◆ **YOUR INSTRUCTIONS**: Can you transcribe every line exactly and leave the pictures behind?

◆ **PROVIDED DATA**:
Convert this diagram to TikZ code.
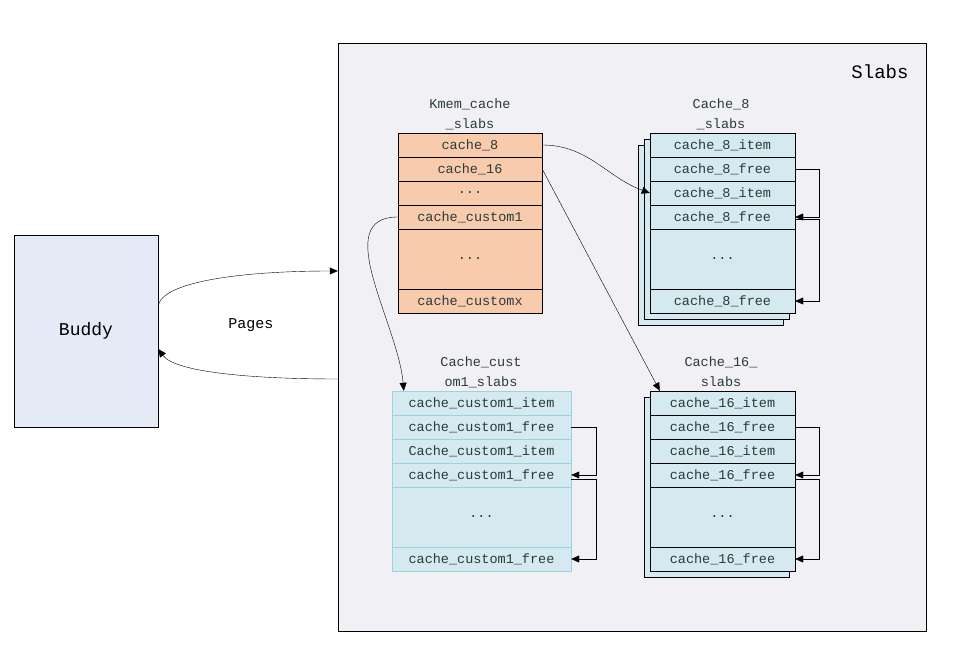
\documentclass[tikz,border=0pt]{standalone}
\usepackage{fontspec}
\setmainfont{Liberation Mono}
\usetikzlibrary{arrows.meta,positioning,calc}
\definecolor{buddyfill}{HTML}{E5EBF6}
\definecolor{slabfill}{HTML}{F1F0F4}
\definecolor{kmemfill}{HTML}{F8CBAD}
\definecolor{itemfill}{HTML}{D4EAF0}
\definecolor{itemline}{HTML}{9AD3DE}
\definecolor{txt}{HTML}{2B3A3A}
\newcommand{\rowfont}{\fontsize{13.5}{15}\selectfont}
\newcommand{\titlefont}{\fontsize{13.5}{20}\selectfont}
\begin{document}
\begin{tikzpicture}[x=1pt,y=-1pt,
    % Define styles
    kmem/.style={rectangle, draw, fill=kmemfill, minimum width=144pt, minimum height=24pt, inner sep=0pt, font=\rowfont, text=txt},
    item/.style={rectangle, draw, fill=itemfill, minimum width=145pt, minimum height=24pt, inner sep=0pt, font=\rowfont, text=txt},
    citem/.style={rectangle, draw=itemline, fill=itemfill, minimum width=179pt, minimum height=24pt, inner sep=0pt, font=\rowfont, text=txt},
    layer/.style={rectangle, draw, fill=itemfill},
    title/.style={align=center, font=\titlefont, text=txt, inner sep=0pt},
    arrow/.style={-{Triangle[length=8pt,width=7pt]}},
    loop/.style={-{Triangle[length=8pt,width=7pt]}}
]
\useasboundingbox (0,0) rectangle (954,652);

% Buddy and slabs area
\node[draw, fill=buddyfill, minimum width=144pt, minimum height=192pt, font=\fontsize{18}{20}\selectfont] (buddy) at (86,331) {Buddy};
\node[draw, fill=slabfill, minimum width=588pt, minimum height=588pt] (slabs) at (632,337) {};
\node[font=\fontsize{19}{21}\selectfont, anchor=east] (slabtitle) at (912,72) {Slabs};

% Kmem_cache_slabs
\node[title] (kmemtitle) at (470,114) {Kmem\_cache\\\_slabs};
\node[kmem] (k8) at (470,145) {cache\_8};
\node[kmem] (k16) at (470,169) {cache\_16};
\node[kmem] (kdots) at (470,193) {...};
\node[kmem] (kc1) at (470,217) {cache\_custom1};
\node[kmem, minimum height=60pt] (kdots2) at (470,259) {...};
\node[kmem] (kcx) at (470,301) {cache\_customx};

% Cache_8_slabs
\node[title] (c8title) at (721,114) {Cache\_8\\\_slabs};
\draw[layer] (638,145) rectangle (783,325);
\draw[layer] (644,139) rectangle (789,319);
\node[item] (a1) at (722.5,145) {cache\_8\_item};
\node[item] (a2) at (722.5,169) {cache\_8\_free};
\node[item] (a3) at (722.5,193) {cache\_8\_item};
\node[item] (a4) at (722.5,217) {cache\_8\_free};
\node[item, minimum height=60pt] (a5) at (722.5,259) {...};
\node[item] (a6) at (722.5,301) {cache\_8\_free};

% Cache_custom1_slabs
\node[title] (cctitle) at (481,372) {Cache\_cust\\om1\_slabs};
\node[citem] (b1) at (481.5,403) {cache\_custom1\_item};
\node[citem] (b2) at (481.5,427) {cache\_custom1\_free};
\node[citem] (b3) at (481.5,451) {Cache\_custom1\_item};
\node[citem] (b4) at (481.5,475) {cache\_custom1\_free};
\node[citem, minimum height=60pt] (b5) at (481.5,517) {...};
\node[citem] (b6) at (481.5,559) {cache\_custom1\_free};

% Cache_16_slabs
\node[title] (c16title) at (721,372) {Cache\_16\_\\slabs};
\draw[layer] (644,397) rectangle (789,577);
\node[item] (d1) at (722.5,403) {cache\_16\_item};
\node[item] (d2) at (722.5,427) {cache\_16\_free};
\node[item] (d3) at (722.5,451) {cache\_16\_item};
\node[item] (d4) at (722.5,475) {cache\_16\_free};
\node[item, minimum height=60pt] (d5) at (722.5,517) {...};
\node[item] (d6) at (722.5,559) {cache\_16\_free};

% Buddy <-> slabs
\draw[arrow] (buddy.east |- 0,305) .. controls (165,280) and (250,271) .. (slabs.west |- 0,271);
\draw[arrow] (slabs.west |- 0,379) .. controls (250,379) and (175,372) .. (buddy.east |- 0,349);
\node[font=\fontsize{15}{17}\selectfont] (pages) at (251,325) {Pages};

% Kmem -> slabs
\draw[arrow] (k8.east) to[out=0,in=160] (a3.west);
\draw[arrow] (k16.east) -- ($(d1.north west)+(10,0)$);
\draw[arrow] (kc1.west) to[out=180,in=95] ($(b1.north west)+(12,0)$);

% Free lists
\draw[loop] (a2.east) -- ++(24,0) |- (a4.east);
\draw[loop] ($(a4.east)+(0,2)$) -- ++(24,0) |- (a6.east);
\draw[loop] (b2.east) -- ++(25,0) |- (b4.east);
\draw[loop] ($(b4.east)+(0,4)$) -- ++(25,0) |- (b6.east);
\draw[loop] (d2.east) -- ++(24,0) |- (d4.east);
\draw[loop] ($(d4.east)+(0,4)$) -- ++(24,0) |- (d6.east);
\end{tikzpicture}
\end{document}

◆ **FINAL ANSWER**:
Convert this diagram to TikZ code.
\documentclass[tikz,border=0pt]{standalone}
\usepackage{fontspec}
\setmainfont{Liberation Mono}
\usetikzlibrary{arrows.meta,positioning,calc}
\definecolor{buddyfill}{HTML}{E5EBF6}
\definecolor{slabfill}{HTML}{F1F0F4}
\definecolor{kmemfill}{HTML}{F8CBAD}
\definecolor{itemfill}{HTML}{D4EAF0}
\definecolor{itemline}{HTML}{9AD3DE}
\definecolor{txt}{HTML}{2B3A3A}
\newcommand{\rowfont}{\fontsize{13.5}{15}\selectfont}
\newcommand{\titlefont}{\fontsize{13.5}{20}\selectfont}
\begin{document}
\begin{tikzpicture}[x=1pt,y=-1pt,
    % Define styles
    kmem/.style={rectangle, draw, fill=kmemfill, minimum width=144pt, minimum height=24pt, inner sep=0pt, font=\rowfont, text=txt},
    item/.style={rectangle, draw, fill=itemfill, minimum width=145pt, minimum height=24pt, inner sep=0pt, font=\rowfont, text=txt},
    citem/.style={rectangle, draw=itemline, fill=itemfill, minimum width=179pt, minimum height=24pt, inner sep=0pt, font=\rowfont, text=txt},
    layer/.style={rectangle, draw, fill=itemfill},
    title/.style={align=center, font=\titlefont, text=txt, inner sep=0pt},
    arrow/.style={-{Triangle[length=8pt,width=7pt]}},
    loop/.style={-{Triangle[length=8pt,width=7pt]}}
]
\useasboundingbox (0,0) rectangle (954,652);

% Buddy and slabs area
\node[draw, fill=buddyfill, minimum width=144pt, minimum height=192pt, font=\fontsize{18}{20}\selectfont] (buddy) at (86,331) {Buddy};
\node[draw, fill=slabfill, minimum width=588pt, minimum height=588pt] (slabs) at (632,337) {};
\node[font=\fontsize{19}{21}\selectfont, anchor=east] (slabtitle) at (912,72) {Slabs};

% Kmem_cache_slabs
\node[title] (kmemtitle) at (470,114) {Kmem\_cache\\\_slabs};
\node[kmem] (k8) at (470,145) {cache\_8};
\node[kmem] (k16) at (470,169) {cache\_16};
\node[kmem] (kdots) at (470,193) {...};
\node[kmem] (kc1) at (470,217) {cache\_custom1};
\node[kmem, minimum height=60pt] (kdots2) at (470,259) {...};
\node[kmem] (kcx) at (470,301) {cache\_customx};

% Cache_8_slabs
\node[title] (c8title) at (721,114) {Cache\_8\\\_slabs};
\draw[layer] (638,145) rectangle (783,325);
\draw[layer] (644,139) rectangle (789,319);
\node[item] (a1) at (722.5,145) {cache\_8\_item};
\node[item] (a2) at (722.5,169) {cache\_8\_free};
\node[item] (a3) at (722.5,193) {cache\_8\_item};
\node[item] (a4) at (722.5,217) {cache\_8\_free};
\node[item, minimum height=60pt] (a5) at (722.5,259) {...};
\node[item] (a6) at (722.5,301) {cache\_8\_free};

% Cache_custom1_slabs
\node[title] (cctitle) at (481,372) {Cache\_cust\\om1\_slabs};
\node[citem] (b1) at (481.5,403) {cache\_custom1\_item};
\node[citem] (b2) at (481.5,427) {cache\_custom1\_free};
\node[citem] (b3) at (481.5,451) {Cache\_custom1\_item};
\node[citem] (b4) at (481.5,475) {cache\_custom1\_free};
\node[citem, minimum height=60pt] (b5) at (481.5,517) {...};
\node[citem] (b6) at (481.5,559) {cache\_custom1\_free};

% Cache_16_slabs
\node[title] (c16title) at (721,372) {Cache\_16\_\\slabs};
\draw[layer] (644,397) rectangle (789,577);
\node[item] (d1) at (722.5,403) {cache\_16\_item};
\node[item] (d2) at (722.5,427) {cache\_16\_free};
\node[item] (d3) at (722.5,451) {cache\_16\_item};
\node[item] (d4) at (722.5,475) {cache\_16\_free};
\node[item, minimum height=60pt] (d5) at (722.5,517) {...};
\node[item] (d6) at (722.5,559) {cache\_16\_free};

% Buddy <-> slabs
\draw[arrow] (buddy.east |- 0,305) .. controls (165,280) and (250,271) .. (slabs.west |- 0,271);
\draw[arrow] (slabs.west |- 0,379) .. controls (250,379) and (175,372) .. (buddy.east |- 0,349);
\node[font=\fontsize{15}{17}\selectfont] (pages) at (251,325) {Pages};

% Kmem -> slabs
\draw[arrow] (k8.east) to[out=0,in=160] (a3.west);
\draw[arrow] (k16.east) -- ($(d1.north west)+(10,0)$);
\draw[arrow] (kc1.west) to[out=180,in=95] ($(b1.north west)+(12,0)$);

% Free lists
\draw[loop] (a2.east) -- ++(24,0) |- (a4.east);
\draw[loop] ($(a4.east)+(0,2)$) -- ++(24,0) |- (a6.east);
\draw[loop] (b2.east) -- ++(25,0) |- (b4.east);
\draw[loop] ($(b4.east)+(0,4)$) -- ++(25,0) |- (b6.east);
\draw[loop] (d2.east) -- ++(24,0) |- (d4.east);
\draw[loop] ($(d4.east)+(0,4)$) -- ++(24,0) |- (d6.east);
\end{tikzpicture}
\end{document}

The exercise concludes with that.